To be done —
Take the lines from the head of the listing through the one bearing "const labelColor = '#00009c';" and copy them exactly, leaving every picture out.

Source data —
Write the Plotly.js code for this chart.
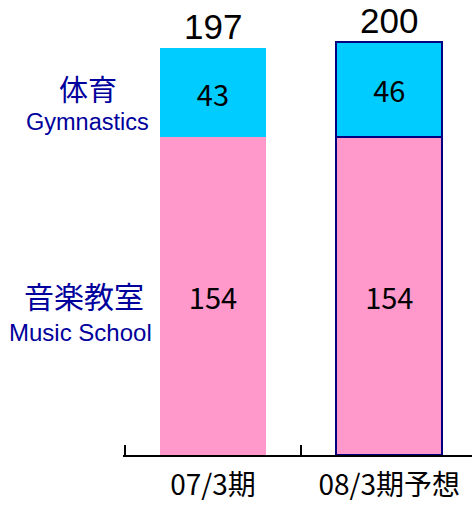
<!DOCTYPE html>
<html>
<head>
<meta charset="utf-8">
<script src="https://cdn.plot.ly/plotly-3.0.1.min.js"></script>
<style>html,body{margin:0;padding:0;background:#fff;}#chart{width:472px;height:505px;}</style>
</head>
<body>
<div id="chart"></div>
<script>
const categories = ['07/3期', '08/3期予想'];
const musicSchool = [154, 154];
const gymnastics = [43, 46];
const totals = [197, 200];
const seriesNames = ['音楽教室', '体育'];
const seriesNamesEn = ['Music School', 'Gymnastics'];

const borderWidths = [0, 2];
const jpFont = '"Noto Sans CJK JP", sans-serif';
const enFont = '"Liberation Sans", Arial, sans-serif';
const navy = '#000080';
const labelColor = '#00009c';

const traces = [
  {
    type: 'bar', x: categories, y: musicSchool, name: seriesNames[0],
    marker: {color: '#FF99CC', line: {color: navy, width: borderWidths}},
    text: musicSchool.map(String), textposition: 'inside', insidetextanchor: 'middle',
    textangle: 0, textfont: {family: jpFont, size: 29, color: '#000'},
    width: 0.6, hoverinfo: 'none'
  },
  {
    type: 'bar', x: categories, y: gymnastics, name: seriesNames[1],
    marker: {color: '#00CCFF', line: {color: navy, width: borderWidths}},
    text: gymnastics.map(String), textposition: 'inside', insidetextanchor: 'middle',
    textangle: 0, textfont: {family: jpFont, size: 29, color: '#000'},
    width: 0.6, hoverinfo: 'none'
  }
];

const annotations = categories.map((c, i) => ({
  x: c, y: totals[i], xref: 'x', yref: 'y', text: String(totals[i]),
  showarrow: false, yanchor: 'bottom', yshift: 0,
  font: {family: enFont, size: 35, color: '#000'}
}));

// series labels on the left (paper fractions of the 349px-wide plot area)
const px = v => (v - 123) / 349;
annotations.push(
  {xref: 'paper', yref: 'paper', x: px(88), y: 1 - 88/455, text: seriesNames[1], showarrow: false,
   xanchor: 'center', yanchor: 'middle', font: {family: jpFont, size: 29, color: labelColor}},
  {xref: 'paper', yref: 'paper', x: px(87), y: 1 - 122/455, text: seriesNamesEn[1], showarrow: false,
   xanchor: 'center', yanchor: 'middle', font: {family: enFont, size: 23.5, color: labelColor}},
  {xref: 'paper', yref: 'paper', x: px(84), y: 1 - 295/455, text: seriesNames[0], showarrow: false,
   xanchor: 'center', yanchor: 'middle', font: {family: jpFont, size: 30, color: labelColor}},
  {xref: 'paper', yref: 'paper', x: px(80), y: 1 - 332/455, text: seriesNamesEn[0], showarrow: false,
   xanchor: 'center', yanchor: 'middle', font: {family: enFont, size: 24, color: labelColor}}
);

const layout = {
  width: 472, height: 505,
  margin: {l: 123, r: 0, t: 0, b: 50},
  barmode: 'stack',
  showlegend: false,
  paper_bgcolor: '#fff', plot_bgcolor: '#fff',
  xaxis: {
    type: 'category', range: [-0.51, 1.469],
    showline: true, linecolor: '#000', linewidth: 2,
    ticks: 'inside', tickson: 'boundaries', ticklen: 10, tickwidth: 2, tickcolor: '#000',
    showgrid: false, zeroline: false,
    tickfont: {family: jpFont, size: 28, color: '#000'},
    ticklabelstandoff: 4
  },
  yaxis: {
    range: [0, 220.3], visible: false, showgrid: false, zeroline: false
  },
  annotations: annotations
};

Plotly.newPlot('chart', traces, layout, {staticPlot: true, displayModeBar: false});
</script>
</body>
</html>
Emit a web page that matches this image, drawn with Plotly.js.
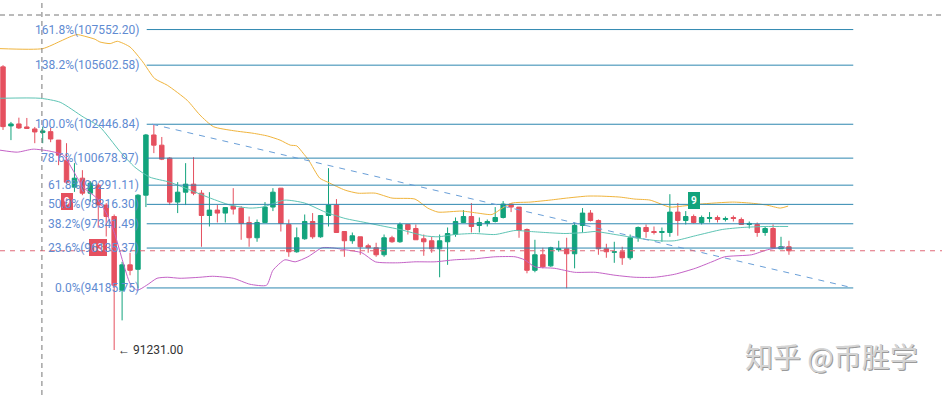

Output for this exercise —
Write the Plotly.js code for this chart.
<!DOCTYPE html>
<html>
<head>
<meta charset="utf-8">
<script src="https://cdn.plot.ly/plotly-3.0.1.min.js"></script>
<style>html,body{margin:0;padding:0;background:#fff;}#chart{width:472px;height:505px;}</style>
</head>
<body>
<div id="chart"></div>
<script>
const categories = ['07/3期', '08/3期予想'];
const musicSchool = [154, 154];
const gymnastics = [43, 46];
const totals = [197, 200];
const seriesNames = ['音楽教室', '体育'];
const seriesNamesEn = ['Music School', 'Gymnastics'];

const borderWidths = [0, 2];
const jpFont = '"Noto Sans CJK JP", sans-serif';
const enFont = '"Liberation Sans", Arial, sans-serif';
const navy = '#000080';
const labelColor = '#00009c';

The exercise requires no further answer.